_WORK TO BE COMPLETED_:
Skip pictures; extract every line from the one with "Give me the Plotly source for this chart." through the one with "import plotly.graph_objects as go", exactly as written.

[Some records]
-=-=-

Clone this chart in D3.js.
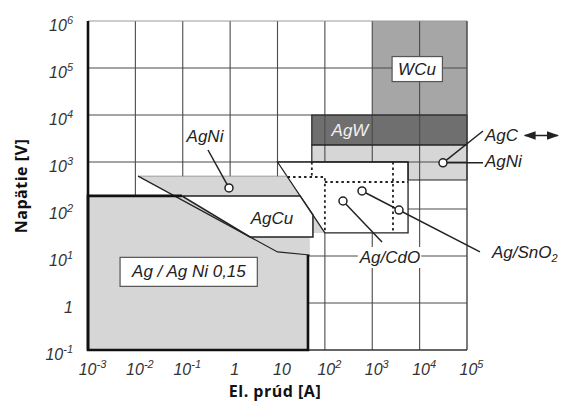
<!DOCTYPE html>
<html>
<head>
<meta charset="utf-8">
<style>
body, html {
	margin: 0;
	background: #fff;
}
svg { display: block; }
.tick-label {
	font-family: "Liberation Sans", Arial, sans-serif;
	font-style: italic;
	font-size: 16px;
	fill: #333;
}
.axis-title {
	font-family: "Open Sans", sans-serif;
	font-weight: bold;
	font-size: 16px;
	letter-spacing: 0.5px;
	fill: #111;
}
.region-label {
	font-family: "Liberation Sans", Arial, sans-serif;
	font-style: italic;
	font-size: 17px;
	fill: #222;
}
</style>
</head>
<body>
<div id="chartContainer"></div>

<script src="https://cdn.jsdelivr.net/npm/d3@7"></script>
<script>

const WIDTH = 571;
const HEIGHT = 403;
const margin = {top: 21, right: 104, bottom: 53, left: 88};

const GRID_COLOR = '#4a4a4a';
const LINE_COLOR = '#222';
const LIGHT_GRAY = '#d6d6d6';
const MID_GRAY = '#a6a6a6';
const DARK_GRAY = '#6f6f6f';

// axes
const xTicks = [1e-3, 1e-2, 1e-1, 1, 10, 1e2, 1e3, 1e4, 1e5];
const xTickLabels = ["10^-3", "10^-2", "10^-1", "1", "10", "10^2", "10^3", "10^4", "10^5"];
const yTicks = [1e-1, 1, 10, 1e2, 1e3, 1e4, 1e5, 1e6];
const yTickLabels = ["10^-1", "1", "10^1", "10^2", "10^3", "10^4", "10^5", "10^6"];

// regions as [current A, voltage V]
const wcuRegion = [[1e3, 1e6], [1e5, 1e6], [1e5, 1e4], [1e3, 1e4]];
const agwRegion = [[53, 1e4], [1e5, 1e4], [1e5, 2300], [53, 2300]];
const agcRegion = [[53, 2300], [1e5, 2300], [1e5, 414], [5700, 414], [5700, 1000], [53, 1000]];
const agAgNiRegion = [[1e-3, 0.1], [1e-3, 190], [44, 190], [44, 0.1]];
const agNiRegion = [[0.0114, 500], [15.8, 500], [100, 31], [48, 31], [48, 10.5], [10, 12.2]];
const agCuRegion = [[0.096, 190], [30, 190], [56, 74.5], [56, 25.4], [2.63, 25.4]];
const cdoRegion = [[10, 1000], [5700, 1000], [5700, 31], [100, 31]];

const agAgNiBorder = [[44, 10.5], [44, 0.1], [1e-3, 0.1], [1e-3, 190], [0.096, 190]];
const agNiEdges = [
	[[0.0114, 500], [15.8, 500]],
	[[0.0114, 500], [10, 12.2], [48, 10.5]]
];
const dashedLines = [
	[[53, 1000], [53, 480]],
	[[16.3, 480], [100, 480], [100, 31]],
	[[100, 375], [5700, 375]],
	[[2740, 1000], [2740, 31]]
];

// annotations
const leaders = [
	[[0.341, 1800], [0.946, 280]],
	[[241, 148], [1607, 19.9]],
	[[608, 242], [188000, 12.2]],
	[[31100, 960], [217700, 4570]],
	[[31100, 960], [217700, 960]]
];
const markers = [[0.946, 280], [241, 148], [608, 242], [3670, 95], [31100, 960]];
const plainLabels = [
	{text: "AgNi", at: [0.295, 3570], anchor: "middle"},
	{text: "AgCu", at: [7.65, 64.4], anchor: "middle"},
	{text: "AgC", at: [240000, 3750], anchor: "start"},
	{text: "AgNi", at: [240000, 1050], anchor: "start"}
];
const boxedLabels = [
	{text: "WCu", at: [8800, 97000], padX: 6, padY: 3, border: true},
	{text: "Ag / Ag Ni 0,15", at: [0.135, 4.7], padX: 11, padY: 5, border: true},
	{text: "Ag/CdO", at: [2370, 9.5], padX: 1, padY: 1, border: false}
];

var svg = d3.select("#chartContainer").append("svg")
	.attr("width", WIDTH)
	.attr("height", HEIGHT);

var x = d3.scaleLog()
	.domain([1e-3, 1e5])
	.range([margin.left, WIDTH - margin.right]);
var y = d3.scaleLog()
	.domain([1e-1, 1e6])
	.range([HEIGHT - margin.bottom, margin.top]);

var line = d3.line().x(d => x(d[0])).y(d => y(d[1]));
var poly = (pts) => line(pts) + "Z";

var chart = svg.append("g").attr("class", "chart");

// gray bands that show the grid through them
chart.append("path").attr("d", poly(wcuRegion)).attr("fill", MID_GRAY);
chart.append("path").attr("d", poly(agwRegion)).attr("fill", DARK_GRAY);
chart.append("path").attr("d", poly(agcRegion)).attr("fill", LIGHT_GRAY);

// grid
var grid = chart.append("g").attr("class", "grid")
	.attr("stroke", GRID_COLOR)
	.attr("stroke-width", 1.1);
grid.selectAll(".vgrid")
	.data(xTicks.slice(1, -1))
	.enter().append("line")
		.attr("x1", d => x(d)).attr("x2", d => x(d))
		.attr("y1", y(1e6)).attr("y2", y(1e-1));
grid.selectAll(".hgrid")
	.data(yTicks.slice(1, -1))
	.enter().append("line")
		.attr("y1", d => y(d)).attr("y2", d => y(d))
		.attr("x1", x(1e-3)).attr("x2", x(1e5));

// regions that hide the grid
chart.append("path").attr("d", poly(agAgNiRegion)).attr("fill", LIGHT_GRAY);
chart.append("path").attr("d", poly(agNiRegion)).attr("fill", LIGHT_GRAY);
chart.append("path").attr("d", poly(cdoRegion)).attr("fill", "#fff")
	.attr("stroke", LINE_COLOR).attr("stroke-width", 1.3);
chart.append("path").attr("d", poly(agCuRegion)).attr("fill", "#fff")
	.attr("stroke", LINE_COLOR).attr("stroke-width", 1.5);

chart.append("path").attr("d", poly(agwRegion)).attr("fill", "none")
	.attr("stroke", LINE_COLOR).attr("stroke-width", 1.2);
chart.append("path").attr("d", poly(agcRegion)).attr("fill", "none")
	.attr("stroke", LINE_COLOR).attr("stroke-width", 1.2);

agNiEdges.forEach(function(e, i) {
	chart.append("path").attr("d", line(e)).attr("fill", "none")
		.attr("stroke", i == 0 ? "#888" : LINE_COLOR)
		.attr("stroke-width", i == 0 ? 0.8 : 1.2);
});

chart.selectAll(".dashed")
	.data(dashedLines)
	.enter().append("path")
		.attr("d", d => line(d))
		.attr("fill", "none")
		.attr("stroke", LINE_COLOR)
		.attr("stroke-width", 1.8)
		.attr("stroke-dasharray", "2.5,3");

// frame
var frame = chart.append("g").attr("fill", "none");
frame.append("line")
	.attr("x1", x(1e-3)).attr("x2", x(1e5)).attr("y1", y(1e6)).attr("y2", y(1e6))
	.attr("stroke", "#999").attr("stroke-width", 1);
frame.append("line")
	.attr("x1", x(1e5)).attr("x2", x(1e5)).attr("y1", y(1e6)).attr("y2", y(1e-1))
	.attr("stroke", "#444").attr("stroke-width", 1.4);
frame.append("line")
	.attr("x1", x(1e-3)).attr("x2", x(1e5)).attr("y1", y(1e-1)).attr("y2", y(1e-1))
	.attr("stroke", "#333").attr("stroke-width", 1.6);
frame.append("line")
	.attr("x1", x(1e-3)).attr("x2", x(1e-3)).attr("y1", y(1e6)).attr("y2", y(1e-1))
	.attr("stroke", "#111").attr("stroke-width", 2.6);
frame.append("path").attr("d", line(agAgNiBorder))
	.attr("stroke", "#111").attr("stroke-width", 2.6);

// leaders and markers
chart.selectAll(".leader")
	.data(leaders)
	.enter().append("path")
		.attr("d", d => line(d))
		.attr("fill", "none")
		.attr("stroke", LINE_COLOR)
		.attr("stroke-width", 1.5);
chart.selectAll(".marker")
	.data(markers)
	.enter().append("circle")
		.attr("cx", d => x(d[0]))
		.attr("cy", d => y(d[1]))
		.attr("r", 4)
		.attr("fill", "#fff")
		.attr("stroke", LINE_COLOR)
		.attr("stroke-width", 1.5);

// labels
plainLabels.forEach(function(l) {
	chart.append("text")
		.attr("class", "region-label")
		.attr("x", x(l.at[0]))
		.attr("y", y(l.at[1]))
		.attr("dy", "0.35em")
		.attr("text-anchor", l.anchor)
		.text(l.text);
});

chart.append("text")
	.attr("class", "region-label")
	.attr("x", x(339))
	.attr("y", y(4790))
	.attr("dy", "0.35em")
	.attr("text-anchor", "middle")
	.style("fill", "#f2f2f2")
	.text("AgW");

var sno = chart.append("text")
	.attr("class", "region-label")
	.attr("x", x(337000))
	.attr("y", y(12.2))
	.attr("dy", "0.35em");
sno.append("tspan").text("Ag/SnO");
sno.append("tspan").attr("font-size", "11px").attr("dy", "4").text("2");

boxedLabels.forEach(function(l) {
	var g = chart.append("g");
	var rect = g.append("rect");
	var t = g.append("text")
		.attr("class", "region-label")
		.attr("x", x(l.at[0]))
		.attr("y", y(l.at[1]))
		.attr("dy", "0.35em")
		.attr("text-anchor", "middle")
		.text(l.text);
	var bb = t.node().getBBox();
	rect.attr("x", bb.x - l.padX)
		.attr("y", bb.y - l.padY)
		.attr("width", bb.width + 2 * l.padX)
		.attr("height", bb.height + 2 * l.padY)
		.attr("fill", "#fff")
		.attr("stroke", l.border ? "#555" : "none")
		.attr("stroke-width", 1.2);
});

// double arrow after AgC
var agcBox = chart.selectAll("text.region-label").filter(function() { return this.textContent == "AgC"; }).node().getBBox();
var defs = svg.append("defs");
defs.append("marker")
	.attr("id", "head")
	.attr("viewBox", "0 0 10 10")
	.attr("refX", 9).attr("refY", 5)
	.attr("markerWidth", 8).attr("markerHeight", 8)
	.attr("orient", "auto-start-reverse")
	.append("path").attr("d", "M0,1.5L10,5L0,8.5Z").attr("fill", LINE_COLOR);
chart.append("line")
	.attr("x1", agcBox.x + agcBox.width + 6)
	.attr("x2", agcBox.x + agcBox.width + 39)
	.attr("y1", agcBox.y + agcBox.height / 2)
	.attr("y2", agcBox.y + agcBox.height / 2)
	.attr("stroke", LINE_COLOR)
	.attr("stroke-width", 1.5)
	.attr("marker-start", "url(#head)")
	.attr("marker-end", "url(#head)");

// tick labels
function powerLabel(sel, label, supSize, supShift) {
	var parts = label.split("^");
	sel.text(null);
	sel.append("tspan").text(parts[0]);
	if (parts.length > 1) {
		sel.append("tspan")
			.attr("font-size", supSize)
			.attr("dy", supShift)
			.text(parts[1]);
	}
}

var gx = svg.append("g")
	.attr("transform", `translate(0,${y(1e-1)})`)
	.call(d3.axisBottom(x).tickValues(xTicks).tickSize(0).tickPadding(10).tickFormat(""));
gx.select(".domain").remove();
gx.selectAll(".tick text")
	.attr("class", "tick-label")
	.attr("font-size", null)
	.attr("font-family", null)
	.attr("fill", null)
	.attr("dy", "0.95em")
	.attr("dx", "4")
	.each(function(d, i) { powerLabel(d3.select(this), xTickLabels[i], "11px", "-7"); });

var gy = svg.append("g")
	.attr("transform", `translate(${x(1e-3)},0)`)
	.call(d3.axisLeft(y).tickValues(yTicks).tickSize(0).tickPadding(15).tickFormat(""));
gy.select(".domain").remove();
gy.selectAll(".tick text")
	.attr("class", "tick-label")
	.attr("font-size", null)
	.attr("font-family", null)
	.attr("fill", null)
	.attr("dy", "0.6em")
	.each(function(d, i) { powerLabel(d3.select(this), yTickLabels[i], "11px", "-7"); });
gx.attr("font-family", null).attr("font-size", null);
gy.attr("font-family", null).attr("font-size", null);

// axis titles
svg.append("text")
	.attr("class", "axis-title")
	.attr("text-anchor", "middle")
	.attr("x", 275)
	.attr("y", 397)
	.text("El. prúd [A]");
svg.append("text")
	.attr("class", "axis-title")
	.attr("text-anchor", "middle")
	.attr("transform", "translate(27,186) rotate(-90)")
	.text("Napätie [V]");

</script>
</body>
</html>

-=-=-

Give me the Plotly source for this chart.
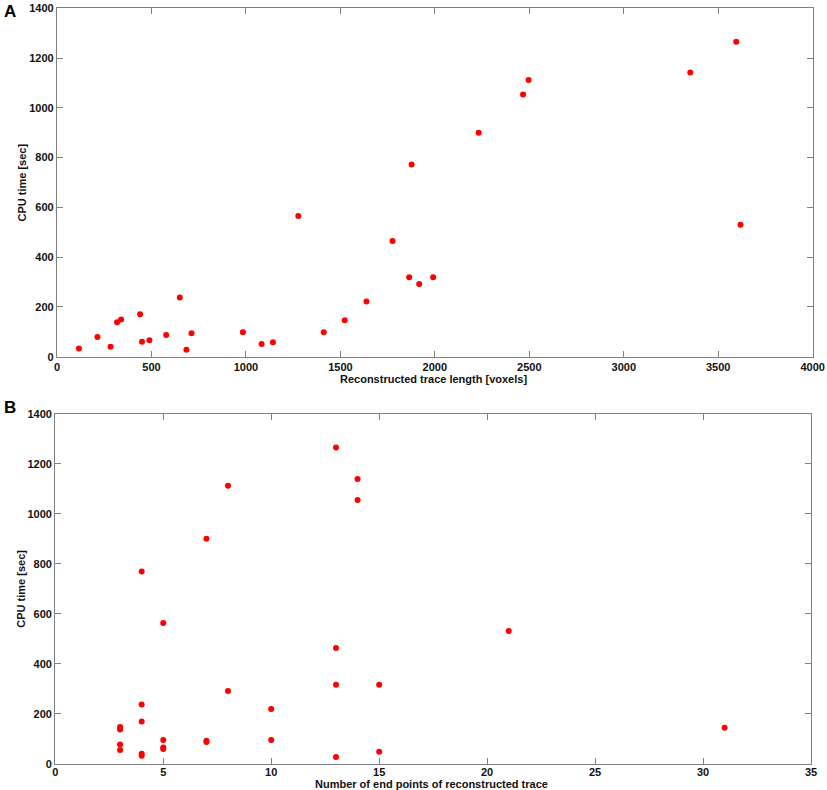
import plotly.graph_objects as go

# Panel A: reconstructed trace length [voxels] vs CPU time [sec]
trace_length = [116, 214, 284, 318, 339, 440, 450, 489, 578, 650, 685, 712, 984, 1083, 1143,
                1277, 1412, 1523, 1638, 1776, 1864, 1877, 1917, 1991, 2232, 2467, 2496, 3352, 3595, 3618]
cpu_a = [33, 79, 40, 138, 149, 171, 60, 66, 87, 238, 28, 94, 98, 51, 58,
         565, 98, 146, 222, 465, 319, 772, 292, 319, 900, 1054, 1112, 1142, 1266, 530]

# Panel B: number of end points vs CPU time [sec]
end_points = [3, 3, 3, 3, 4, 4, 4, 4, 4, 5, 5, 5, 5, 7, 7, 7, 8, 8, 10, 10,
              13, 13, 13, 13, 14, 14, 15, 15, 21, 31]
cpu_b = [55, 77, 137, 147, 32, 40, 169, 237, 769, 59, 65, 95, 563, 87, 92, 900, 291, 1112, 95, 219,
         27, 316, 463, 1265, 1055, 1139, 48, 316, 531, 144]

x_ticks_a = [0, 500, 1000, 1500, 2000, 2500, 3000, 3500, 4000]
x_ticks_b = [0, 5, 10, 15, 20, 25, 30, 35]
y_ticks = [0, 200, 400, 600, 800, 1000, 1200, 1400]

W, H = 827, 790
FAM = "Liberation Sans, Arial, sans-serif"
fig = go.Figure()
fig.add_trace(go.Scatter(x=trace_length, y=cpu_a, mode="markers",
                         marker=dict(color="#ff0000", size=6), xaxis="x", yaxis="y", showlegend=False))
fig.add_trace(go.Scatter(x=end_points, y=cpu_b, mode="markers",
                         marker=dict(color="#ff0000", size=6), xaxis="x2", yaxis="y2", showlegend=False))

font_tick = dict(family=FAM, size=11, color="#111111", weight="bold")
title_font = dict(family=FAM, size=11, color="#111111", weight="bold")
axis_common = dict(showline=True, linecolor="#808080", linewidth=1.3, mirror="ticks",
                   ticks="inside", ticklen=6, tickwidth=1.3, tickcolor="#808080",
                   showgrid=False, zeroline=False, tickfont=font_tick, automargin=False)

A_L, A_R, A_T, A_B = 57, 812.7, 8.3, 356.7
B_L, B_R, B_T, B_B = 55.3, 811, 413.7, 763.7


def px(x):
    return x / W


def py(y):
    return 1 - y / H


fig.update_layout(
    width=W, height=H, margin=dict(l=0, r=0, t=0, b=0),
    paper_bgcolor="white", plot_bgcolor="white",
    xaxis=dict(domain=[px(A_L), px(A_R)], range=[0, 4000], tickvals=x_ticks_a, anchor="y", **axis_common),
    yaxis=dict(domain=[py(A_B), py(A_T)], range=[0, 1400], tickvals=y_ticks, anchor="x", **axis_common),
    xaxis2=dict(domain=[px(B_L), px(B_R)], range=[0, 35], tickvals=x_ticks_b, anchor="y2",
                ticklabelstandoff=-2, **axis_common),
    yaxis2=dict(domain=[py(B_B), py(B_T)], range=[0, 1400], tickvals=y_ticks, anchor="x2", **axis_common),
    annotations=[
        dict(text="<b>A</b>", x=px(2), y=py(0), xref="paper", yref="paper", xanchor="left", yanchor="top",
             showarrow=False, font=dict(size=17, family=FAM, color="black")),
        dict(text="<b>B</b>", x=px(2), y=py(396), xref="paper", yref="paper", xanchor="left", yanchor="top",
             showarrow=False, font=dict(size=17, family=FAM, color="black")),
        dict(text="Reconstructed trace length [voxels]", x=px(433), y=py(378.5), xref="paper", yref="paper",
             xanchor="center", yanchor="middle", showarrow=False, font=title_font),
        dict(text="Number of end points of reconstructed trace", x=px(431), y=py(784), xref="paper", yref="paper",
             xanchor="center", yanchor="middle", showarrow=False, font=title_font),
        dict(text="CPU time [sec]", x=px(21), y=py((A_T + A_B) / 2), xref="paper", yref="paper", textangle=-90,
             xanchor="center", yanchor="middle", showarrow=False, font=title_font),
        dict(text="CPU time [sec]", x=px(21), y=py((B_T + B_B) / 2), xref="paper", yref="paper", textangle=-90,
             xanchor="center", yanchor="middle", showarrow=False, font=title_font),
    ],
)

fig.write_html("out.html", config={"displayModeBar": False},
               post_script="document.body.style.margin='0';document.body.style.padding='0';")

-=-=-

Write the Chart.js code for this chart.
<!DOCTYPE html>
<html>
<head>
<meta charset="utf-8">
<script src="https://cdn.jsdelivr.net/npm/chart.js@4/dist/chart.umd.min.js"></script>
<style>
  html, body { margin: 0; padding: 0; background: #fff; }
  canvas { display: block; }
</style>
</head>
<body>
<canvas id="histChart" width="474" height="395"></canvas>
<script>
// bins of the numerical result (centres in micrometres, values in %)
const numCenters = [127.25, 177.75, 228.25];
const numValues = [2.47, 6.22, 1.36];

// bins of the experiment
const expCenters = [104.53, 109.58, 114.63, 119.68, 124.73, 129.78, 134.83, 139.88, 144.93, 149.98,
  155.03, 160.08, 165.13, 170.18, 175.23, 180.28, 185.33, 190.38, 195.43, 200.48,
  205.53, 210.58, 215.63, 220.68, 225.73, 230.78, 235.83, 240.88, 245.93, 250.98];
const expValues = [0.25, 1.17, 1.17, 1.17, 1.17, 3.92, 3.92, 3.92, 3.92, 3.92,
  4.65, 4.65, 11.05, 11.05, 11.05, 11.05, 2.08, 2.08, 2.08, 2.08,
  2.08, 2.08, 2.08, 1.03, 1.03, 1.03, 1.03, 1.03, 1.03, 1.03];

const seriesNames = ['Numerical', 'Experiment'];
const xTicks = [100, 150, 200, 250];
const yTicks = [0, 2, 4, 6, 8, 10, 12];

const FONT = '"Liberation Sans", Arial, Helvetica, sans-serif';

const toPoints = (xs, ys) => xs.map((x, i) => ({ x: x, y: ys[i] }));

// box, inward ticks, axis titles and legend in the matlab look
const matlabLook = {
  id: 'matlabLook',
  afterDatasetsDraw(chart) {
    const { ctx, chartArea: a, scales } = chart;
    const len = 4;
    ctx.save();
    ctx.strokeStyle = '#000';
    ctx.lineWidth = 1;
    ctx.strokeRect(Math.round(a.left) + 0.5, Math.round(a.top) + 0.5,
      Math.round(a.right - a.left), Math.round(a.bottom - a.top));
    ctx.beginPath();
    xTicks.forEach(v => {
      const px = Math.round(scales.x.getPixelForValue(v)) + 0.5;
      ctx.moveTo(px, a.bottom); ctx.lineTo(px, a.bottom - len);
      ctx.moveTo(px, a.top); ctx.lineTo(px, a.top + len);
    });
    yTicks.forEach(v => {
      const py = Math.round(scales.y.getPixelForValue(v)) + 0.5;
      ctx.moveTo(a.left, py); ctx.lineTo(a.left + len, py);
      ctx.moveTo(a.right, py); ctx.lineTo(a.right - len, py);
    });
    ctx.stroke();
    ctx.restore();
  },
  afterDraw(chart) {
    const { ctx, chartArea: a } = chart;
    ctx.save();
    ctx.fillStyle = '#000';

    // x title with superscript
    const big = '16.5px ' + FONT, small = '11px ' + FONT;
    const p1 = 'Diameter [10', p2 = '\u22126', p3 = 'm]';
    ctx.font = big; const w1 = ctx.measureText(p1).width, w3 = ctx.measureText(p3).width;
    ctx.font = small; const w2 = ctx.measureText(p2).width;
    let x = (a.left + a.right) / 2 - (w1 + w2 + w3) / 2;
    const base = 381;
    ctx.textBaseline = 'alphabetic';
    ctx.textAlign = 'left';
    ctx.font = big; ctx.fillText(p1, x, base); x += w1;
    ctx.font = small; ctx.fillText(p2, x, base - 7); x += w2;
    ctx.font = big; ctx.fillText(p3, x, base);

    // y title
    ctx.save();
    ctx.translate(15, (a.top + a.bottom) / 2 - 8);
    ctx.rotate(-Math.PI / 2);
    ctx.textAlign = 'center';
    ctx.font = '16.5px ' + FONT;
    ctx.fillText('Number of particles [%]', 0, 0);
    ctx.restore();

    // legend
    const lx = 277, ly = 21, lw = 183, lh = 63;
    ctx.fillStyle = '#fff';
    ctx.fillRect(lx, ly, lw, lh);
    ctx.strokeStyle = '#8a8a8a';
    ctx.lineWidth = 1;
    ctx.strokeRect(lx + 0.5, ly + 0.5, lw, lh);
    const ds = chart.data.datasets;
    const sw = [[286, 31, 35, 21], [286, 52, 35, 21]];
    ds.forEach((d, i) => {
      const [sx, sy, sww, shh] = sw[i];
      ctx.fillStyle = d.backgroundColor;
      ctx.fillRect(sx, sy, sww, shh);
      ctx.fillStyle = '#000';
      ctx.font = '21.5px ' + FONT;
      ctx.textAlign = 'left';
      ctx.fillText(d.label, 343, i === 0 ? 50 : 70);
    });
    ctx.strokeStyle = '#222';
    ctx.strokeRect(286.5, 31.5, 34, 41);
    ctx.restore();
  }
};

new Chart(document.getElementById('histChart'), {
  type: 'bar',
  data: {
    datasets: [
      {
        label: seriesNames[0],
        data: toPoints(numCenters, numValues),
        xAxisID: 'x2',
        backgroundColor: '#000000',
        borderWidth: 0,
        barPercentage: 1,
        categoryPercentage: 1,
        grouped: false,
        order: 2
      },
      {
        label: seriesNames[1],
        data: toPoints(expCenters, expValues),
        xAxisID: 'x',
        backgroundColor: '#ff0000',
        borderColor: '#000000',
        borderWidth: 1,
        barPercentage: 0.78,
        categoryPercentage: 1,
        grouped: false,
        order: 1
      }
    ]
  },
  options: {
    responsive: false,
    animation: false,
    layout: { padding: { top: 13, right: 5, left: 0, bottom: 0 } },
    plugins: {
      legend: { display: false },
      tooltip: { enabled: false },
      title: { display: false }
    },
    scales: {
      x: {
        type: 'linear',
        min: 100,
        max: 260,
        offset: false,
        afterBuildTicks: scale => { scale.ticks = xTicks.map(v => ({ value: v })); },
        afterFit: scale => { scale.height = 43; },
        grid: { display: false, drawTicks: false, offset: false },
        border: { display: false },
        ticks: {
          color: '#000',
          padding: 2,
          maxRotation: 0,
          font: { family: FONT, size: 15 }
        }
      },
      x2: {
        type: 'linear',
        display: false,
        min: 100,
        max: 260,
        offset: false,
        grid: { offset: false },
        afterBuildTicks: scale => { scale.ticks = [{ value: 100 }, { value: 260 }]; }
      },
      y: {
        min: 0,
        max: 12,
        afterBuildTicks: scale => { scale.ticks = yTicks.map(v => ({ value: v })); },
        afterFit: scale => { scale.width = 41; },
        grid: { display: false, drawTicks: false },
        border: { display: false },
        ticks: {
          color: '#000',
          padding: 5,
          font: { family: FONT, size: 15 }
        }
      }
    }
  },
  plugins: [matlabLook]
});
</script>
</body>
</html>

-=-=-

_OUTPUT BELOW_:
Give me the Plotly source for this chart.
import plotly.graph_objects as go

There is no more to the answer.